The issue of wood decay in ground contact is a common problem for outdoor construction projects, leading to premature structural failure and costly repairs. Wood placed directly in the soil is constantly exposed to moisture, which accelerates deterioration far beyond what happens in above-ground applications. The key to long-term structural integrity lies in understanding the conditions that enable rot and implementing a multi-layered defense strategy using appropriate materials and specific installation techniques.
Understanding the Mechanics of Rot
Wood decay is caused by fungi that break down the cellular structure of the wood, a process that requires three specific environmental conditions to thrive: moisture, oxygen, and a favorable temperature. Fungi will not grow if the wood’s moisture content remains below the fiber saturation point, which is typically around 25 to 30 percent. Since soil maintains a perpetually high moisture level, the wood buried in it rarely dries out enough to inhibit fungal colonization.
The temperature range for optimal fungal growth is generally between 65°F and 95°F, which is commonly found in most temperate climates. Oxygen is also readily available in the upper layers of the soil, completing the fungal requirements. This combination of factors creates a high-hazard environment, with the greatest risk of decay concentrated in the “fungal attack zone,” which is the area from a few inches below the ground line to several inches above it. This zone is where the wood is consistently moist and exposed to the atmosphere’s oxygen supply, making water management the single most important control measure.
Selecting Appropriate Wood Materials
The first line of defense is choosing lumber specifically engineered or naturally suited for ground-contact applications. Pressure-treated wood is the most common choice, but buyers must look for the correct Use Category (UC) designation printed on the end tag. The American Wood Protection Association (AWPA) designates UC4A for general ground contact and UC4B for heavier-duty or more severe decay conditions, such as perpetually wet soil or structural components that are difficult to replace.
Lumber rated for “Above Ground” (UC3B) is insufficient for burial, as it contains a lower concentration of preservative chemicals like Alkaline Copper Quat (ACQ) or Copper Azole (CA). The required higher retention level in UC4A and UC4B lumber ensures the preservative penetrates deep into the wood’s interior, providing a robust defense against soil-borne fungi and insects. Naturally resistant woods, such as redwood and cedar, owe their durability to naturally occurring compounds called extractives, like tannins. However, only the heartwood of these species offers significant resistance, and even the most rot-resistant grades, like Redwood Clear All Heart, may only be rated for occasional ground contact and will not match the long-term performance of properly treated UC4B lumber in perpetually wet environments.
Essential Surface Preparation and Protection
Even pressure-treated lumber requires additional protection where the treated shell is compromised. Cutting or drilling the wood exposes the untreated interior, which acts as a pathway for moisture and fungal spores to bypass the outer defense. It is mandatory to treat all field-cut ends and drilled holes with a liquid preservative, such as one based on copper naphthenate, before installation.

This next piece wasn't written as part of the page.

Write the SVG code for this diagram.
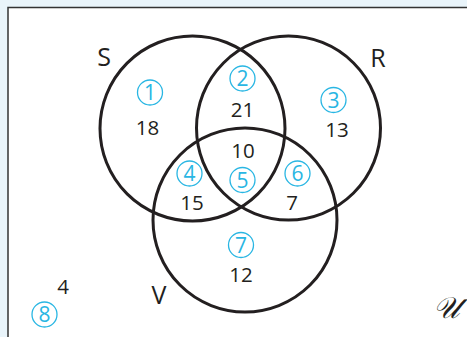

Two applications of the end-cut preservative should be brushed onto all exposed inner wood, paying particular attention to the bottom of the post where water collection is most likely. Applying a bituminous coating, often called post paint or tar, to the entire below-grade section creates a second physical barrier. This heavy, waterproof coating prevents soil moisture from directly contacting the treated wood surface, significantly reducing the ingress of water and prolonging the effectiveness of the underlying chemical treatment.
Installation Techniques for Longevity
Proper installation is the final, hands-on step that directly manages the wood’s long-term exposure to moisture. Never set a wood post directly into the soil or pour concrete immediately around the entire post bottom. This common mistake creates a “bathtub effect,” where the concrete traps water around the post, accelerating decay at the grade line.
A crucial technique involves placing a six-inch layer of gravel or crushed stone at the bottom of the post hole before setting the post. This base promotes drainage, allowing any water that collects in the hole to quickly percolate away from the post’s end. If using concrete to secure the post, pour a collar that slopes downward away from the wood at the grade line to shed surface water. For the highest level of rot prevention, consider using metal post anchors set into the concrete, which elevates the wood entirely above the soil and concrete, eliminating all direct ground contact.